Domestically, we may expect a generational changeover in which older revolutionary figures, most of them mullas, are replaced by younger figures mainly emerging from the IRGC and the paramilitary Baseej Mustadafeen (Mobilization of the Dispossessed). The IRGC's expanding political role will be reflected in the appointment of new provincial governors and major city mayors with military and security backgrounds.

On the economic front, the new president will almost certainly move to the left in the sense of increasing government intervention in business, raising subsidies on basic necessities, and offering more government hand-outs for the poor.

Socially, the election may also lead to a retreat by the urban middle classes in favor of the poorer strata of society. During his eight-year long presidency Khatami tried to pander to the urban middle classes and failed to win their sympathy and support. Ahmadinejad is focusing on the lower middle class and the mass of the urban and rural poor, hoping that they would provide him with a lasting support base.

As far as foreign policy is concerned, expect the Islamic Republic to project its power more decisively. While Rafsanjani tried to sell himself as the man who could deal with the United States, Ahmadinejad told the Iranians that the US was "a failing power" and, quoting the late Ayatollah Khomeini, "cannot do a damn thing" against the rising tide of the global Islamic revolution. Ahmadinejad has also dismissed the regional Arab countries as "irrelevant" to what he sees as the coming showdown between Islam and the United States. "These are not countries but petrol stations," he quipped at a recent television interview in Tehran. Later, he forecast that the Islamist revolution would, in time, spread to the entire world.

Ahmadinejad's muscular style has already affected the behavior of the Islamic Foreign Ministry that has threatened a number of countries, ranging from Bahrain to Belgium and Austria, of dire consequences for a variety of incidents.

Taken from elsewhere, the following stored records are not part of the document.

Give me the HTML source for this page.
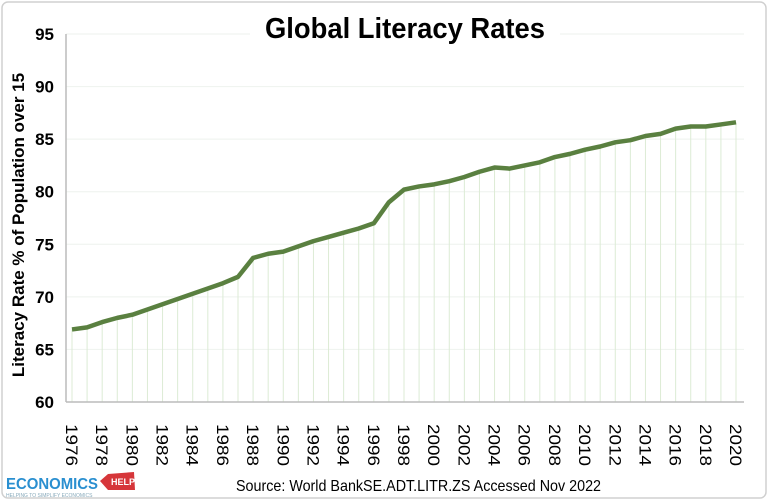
<!DOCTYPE html>
<html><head><meta charset="utf-8"><style>
body{margin:0;background:#fff;font-family:"Liberation Sans",sans-serif}
#wrap{position:relative;width:768px;height:500px;overflow:hidden}
</style></head><body>
<div id="wrap">
<svg id="svg" width="768" height="500">
<rect x="2" y="2" width="764" height="496" rx="6" fill="#fff" stroke="#d0d0d0" stroke-width="1.5"/>
<g id="grid"></g><g id="drops"></g><g id="yt"></g><g id="xt"></g>
<line x1="66" y1="34" x2="66" y2="402" stroke="#bbb" stroke-width="1.5"/>
<line x1="66" y1="402" x2="744" y2="402" stroke="#bbb" stroke-width="1.5"/>
<path id="line" fill="none" stroke="#5a8040" stroke-width="4.5" stroke-linejoin="round"/>
<rect x="250" y="8" width="310" height="36" fill="#fff"/>
<text x="405" y="38" text-anchor="middle" font-size="29" font-weight="bold" fill="#000" textLength="280" lengthAdjust="spacingAndGlyphs">Global Literacy Rates</text>
<text transform="translate(24,225) rotate(-90)" text-anchor="middle" font-size="17" font-weight="bold" fill="#000">Literacy Rate % of Population over 15</text>
<text x="6" y="489" font-size="16" font-weight="bold" fill="#2a8fd0" textLength="92" lengthAdjust="spacingAndGlyphs">ECONOMICS</text>
<path d="M100 481 L108 474 L134 472 L135 490 L108 490 Z" fill="#d6363a"/>
<text x="111" y="485" font-size="9" font-weight="bold" fill="#fff">HELP</text>
<text x="6" y="497" font-size="5" fill="#8ab">HELPING TO SIMPLIFY ECONOMICS</text>
<text x="236" y="491" font-size="16" fill="#000" textLength="365" lengthAdjust="spacingAndGlyphs">Source: World BankSE.ADT.LITR.ZS Accessed Nov 2022</text>
</svg></div>
<script>
const years=[1976,1977,1978,1979,1980,1981,1982,1983,1984,1985,1986,1987,1988,1989,1990,1991,1992,1993,1994,1995,1996,1997,1998,1999,2000,2001,2002,2003,2004,2005,2006,2007,2008,2009,2010,2011,2012,2013,2014,2015,2016,2017,2018,2019,2020];
const rates=[66.9,67.1,67.6,68.0,68.3,68.8,69.3,69.8,70.3,70.8,71.3,71.9,73.7,74.1,74.3,74.8,75.3,75.7,76.1,76.5,77.0,79.0,80.2,80.5,80.7,81.0,81.4,81.9,82.3,82.2,82.5,82.8,83.3,83.6,84.0,84.3,84.7,84.9,85.3,85.5,86.0,86.2,86.2,86.4,86.6];
const yTicks=[60,65,70,75,80,85,90,95];
const NS='http://www.w3.org/2000/svg';
function X(yr){return 72+(yr-1976)*(736-72)/44}
function Y(v){return 402-(v-60)*(368/35)}
function mk(tag,attrs,parent){const e=document.createElementNS(NS,tag);for(const k in attrs)e.setAttribute(k,attrs[k]);document.getElementById(parent).appendChild(e);return e}
yTicks.forEach(t=>{
 if(t>60){const g=mk('line',{x1:66,x2:744,y1:Y(t),y2:Y(t),stroke:'#eef2ee','stroke-width':1},'grid');
 
 }
 const l=mk('text',{x:54,y:Y(t)+6,'text-anchor':'end','font-size':17,'font-weight':'bold'},'yt');l.textContent=t;
 
 
});
years.forEach((yr,i)=>{
 const d=mk('line',{x1:X(yr),x2:X(yr),y1:Y(rates[i]),y2:402,stroke:'#dcebd5','stroke-width':1},'drops');
 
 
 if(i%2===0){const t=mk('text',{transform:`translate(${X(yr)-6},424) rotate(90)`,'font-size':17,fill:'#000',textLength:42,lengthAdjust:'spacingAndGlyphs'},'xt');t.textContent=yr;
 
 }
});
document.getElementById('line').setAttribute('d',years.map((yr,i)=>(i?'L':'M')+X(yr)+' '+Y(rates[i])).join(' '));
</script>
</body></html>
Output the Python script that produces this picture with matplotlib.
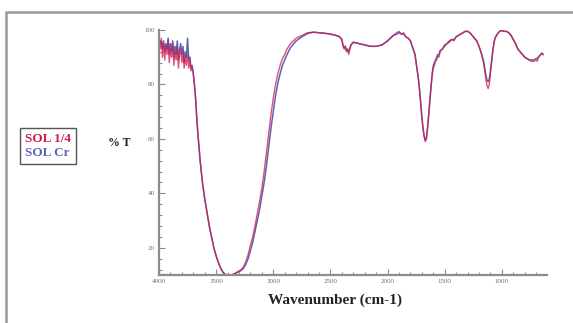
import matplotlib
matplotlib.use("Agg")
import matplotlib.pyplot as plt
from matplotlib.ticker import MultipleLocator, FixedLocator
from matplotlib.patches import Rectangle
from matplotlib.lines import Line2D

# ---- data ----
wavenumber = [4000, 3990, 3980, 3970, 3960, 3950, 3940, 3930, 3920, 3910,
              3900, 3890, 3880, 3870, 3860, 3850, 3840, 3830, 3820, 3810,
              3800, 3790, 3780, 3770, 3760, 3750, 3740, 3730, 3720, 3710,
              3700, 3690, 3680, 3670, 3660, 3650, 3640, 3630, 3620, 3610,
              3600, 3580, 3560, 3540, 3520, 3500, 3480, 3460, 3440, 3420,
              3400, 3380, 3360, 3340, 3320, 3300, 3280, 3260, 3240, 3220,
              3200, 3180, 3160, 3140, 3120, 3100, 3080, 3060, 3040, 3020,
              3000, 2980, 2960, 2940, 2920, 2900, 2880, 2850, 2800, 2750,
              2700, 2650, 2600, 2550, 2500, 2450, 2420, 2400, 2390, 2380,
              2370, 2360, 2350, 2340, 2330, 2320, 2300, 2250, 2200, 2150,
              2100, 2050, 2000, 1950, 1920, 1900, 1880, 1860, 1840, 1820,
              1800, 1780, 1760, 1750, 1740, 1730, 1720, 1710, 1700, 1690,
              1680, 1670, 1660, 1650, 1640, 1630, 1620, 1610, 1600, 1590,
              1580, 1570, 1560, 1550, 1540, 1520, 1500, 1480, 1460, 1440,
              1420, 1400, 1380, 1360, 1340, 1320, 1300, 1280, 1260, 1240,
              1220, 1200, 1180, 1160, 1150, 1140, 1130, 1120, 1110, 1100,
              1090, 1080, 1070, 1060, 1040, 1020, 1000, 980, 960, 940,
              920, 900, 880, 860, 840, 820, 800, 780, 760, 740,
              720, 700, 690, 680, 670, 660, 650, 640]

sol_14 = [97, 93, 97, 90, 95, 89, 94, 91, 96, 88,
          93, 90, 95, 87, 92, 89, 94, 86, 91, 93,
          88, 92, 86, 90, 87, 91, 86, 89, 85, 86,
          84, 80, 75, 68, 62, 57, 52, 48, 44, 41,
          38, 33, 28, 24, 20, 17, 14.5, 12.5, 11, 10.2,
          10, 10, 10.1, 10.5, 11, 11.5, 12, 13, 15, 17.5,
          21, 24, 28, 32.5, 37, 42, 48, 55, 62, 69,
          75, 80, 84, 87, 89.5, 91, 93, 95, 97, 98,
          99, 99.2, 99, 98.8, 98.5, 98, 97.5, 96.5, 94, 93,
          94, 92, 92.5, 91, 93, 94.5, 95.5, 95, 94.5, 94,
          94, 94.5, 96, 98, 99, 99.5, 98.5, 99, 97.5, 97,
          96, 93.5, 91, 88, 85, 82, 78, 73, 68, 64,
          61, 59, 60, 64, 69, 74, 79, 83, 86, 87,
          88.5, 89, 90.5, 90, 92, 93, 94, 95, 95.5, 96.5,
          96, 97.5, 98, 98.5, 99, 99.5, 99.5, 99, 98, 97,
          96, 94, 91.5, 88, 85, 82, 79.5, 78.5, 80, 84,
          88, 92, 95, 97, 98.5, 99.5, 99.8, 99.5, 99.5, 99,
          98, 96.5, 95, 93, 92, 91, 90, 89.5, 89, 88.5,
          88.5, 89, 88.5, 90, 90.5, 91, 91.5, 91]

sol_cr = [97, 95, 96, 93, 96, 92, 95, 93, 97, 91,
          95, 92, 96, 90, 94, 91, 96, 89, 93, 95,
          91, 94, 88, 92, 90, 97, 89, 90, 86, 87,
          84, 80, 75, 68, 62, 57, 52, 48, 44, 41,
          38, 33, 28, 24, 20, 17, 14.5, 12.5, 11, 10.2,
          10, 10, 10.1, 10.4, 10.8, 11.2, 11.7, 12.5, 14, 16,
          19, 22, 26, 30, 34, 39, 44, 50, 57, 64,
          70, 76, 80.5, 84, 87, 89, 91, 93.5, 96, 97.5,
          98.7, 99.2, 99, 98.8, 98.5, 98, 97.5, 96.5, 94.5, 93.5,
          94, 92.5, 93, 92, 93.5, 94.5, 95.5, 95, 94.5, 94,
          94, 94.5, 96, 98, 98.5, 99, 98.5, 98.5, 97.5, 97,
          96, 93.5, 91, 88, 85, 82, 78, 73, 68, 64,
          61, 59.5, 60.5, 64, 69, 74, 79, 84, 87, 88,
          89, 90, 91, 91, 92.5, 93, 94.5, 95, 96, 96.5,
          96.5, 97.5, 98, 98.5, 99, 99.5, 99.5, 99, 98, 97,
          96, 94, 91.5, 88.5, 86, 83.5, 81.5, 81, 82, 85,
          88.5, 92, 95, 97, 98.5, 99.5, 99.8, 99.5, 99.5, 99,
          98, 96.5, 95, 93, 92, 91, 90, 89.5, 89, 89,
          89, 89.5, 89.5, 90, 90.5, 91, 91.5, 91]

series_labels = ["SOL 1/4", "SOL Cr"]
x_ticks = [4000, 3500, 3000, 2500, 2000, 1500, 1000]
y_ticks = [20, 40, 60, 80, 100]

# ---- figure ----
fig = plt.figure(figsize=(5.73, 3.23), dpi=100)
fig.patch.set_facecolor("white")

# outer frame
fig.add_artist(Rectangle((6 / 573, -0.2), 1.2, 1.163, transform=fig.transFigure,
                         fill=False, edgecolor="#9a9a9a", linewidth=1.8))

ax = fig.add_axes([159 / 573, 1 - 275 / 323, (547 - 159) / 573, 245 / 323])
red = "#d4174a"
blue = "#5a66b4"
ax.plot(wavenumber, sol_cr, color=blue, lw=1.1)
ax.plot(wavenumber, sol_14, color=red, lw=1.0, alpha=0.75)

ax.set_xlim(4000, 605)
ax.set_ylim(10, 100)

for s in ["top", "right"]:
    ax.spines[s].set_visible(False)
for s in ["left", "bottom"]:
    ax.spines[s].set_color("#8c8c8c")
    ax.spines[s].set_linewidth(1.6)

ax.xaxis.set_major_locator(FixedLocator(x_ticks))
ax.xaxis.set_minor_locator(MultipleLocator(100))
ax.yaxis.set_major_locator(FixedLocator(y_ticks))
ax.yaxis.set_minor_locator(MultipleLocator(4))
ax.tick_params(which="both", direction="in", color="#8c8c8c", labelcolor="#707070",
               labelsize=5, width=0.8)
ax.tick_params(which="major", length=4, pad=3)
ax.tick_params(which="minor", length=2)
for lab in ax.get_xticklabels() + ax.get_yticklabels():
    lab.set_family("Liberation Serif")

fig.text(335 / 573, 1 - 300 / 323, "Wavenumber (cm-1)", ha="center", va="center",
         family="Liberation Serif", fontweight="bold", fontsize=11, color="#222222")
fig.text(119 / 573, 1 - 143 / 323, "% T", ha="center", va="center",
         family="Liberation Serif", fontweight="bold", fontsize=8.5, color="#222222")

handles = [Line2D([], [], color=red, lw=0), Line2D([], [], color=blue, lw=0)]
leg = fig.legend(handles, series_labels, loc="center",
                 bbox_to_anchor=(48 / 573, 1 - 146 / 323), bbox_transform=fig.transFigure,
                 handlelength=0, handletextpad=0, labelcolor=[red, blue],
                 prop={"family": "Liberation Serif", "weight": "bold", "size": 9.5},
                 fancybox=False, framealpha=1, edgecolor="#555555",
                 borderpad=0.35, labelspacing=0.1)
leg.get_frame().set_linewidth(1.0)

fig.savefig("out.png", dpi=100, facecolor="white")
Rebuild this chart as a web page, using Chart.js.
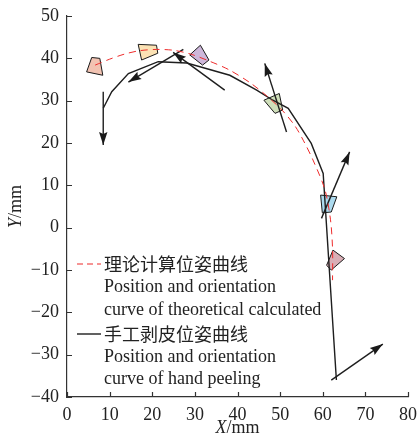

The threat to Bahrain was related to the publication by a Bahraini newspaper of a cartoon of the "Supreme Guide" Ali Khamenei. According to the Iranian constitution Khamenei is not only the "Supreme Guide" of the Islamic Republic but also the highest religious authority for all Muslims throughout the world. Thus any disrespect to Khamenei is regarded as an insult to the entire Muslim "Ummah" (community). The threat to Belgium came after the president of the Belgian Senate cancelled a meeting with the visiting Iranian Majlis speaker because the latter refused to shake hands with the former because she is a woman. Austria received its threat after a public prosecutor in Vienna opened an investigation into the murder of three Kurdish leaders there in 1989, alleging that Ahmadinejad had been involved in the crime.

The new president is also certain to take a tougher line in the nuclear nonproliferation talks with the European Union. The daily newspaper Kayhan, which was Ahmadinejad's strongest supporter in the election, has called on him to take the Islamic Republic out of the Nuclear Nonproliferation Treaty (NPT) altogether thus making any talks with the EU and the International Atomic Energy Agency (IAEA) unnecessary.

"Why do we need to talk to any foreigners about what we want to do in our own country?" demanded Hussein Shariatmadari, Kayhan's executive editor, in a recent comment.

Ahmadinejad may not go that far. He may even try to lead the EU trio up the garden path for a while. But one ting is certain: He is determined not to be a pushover.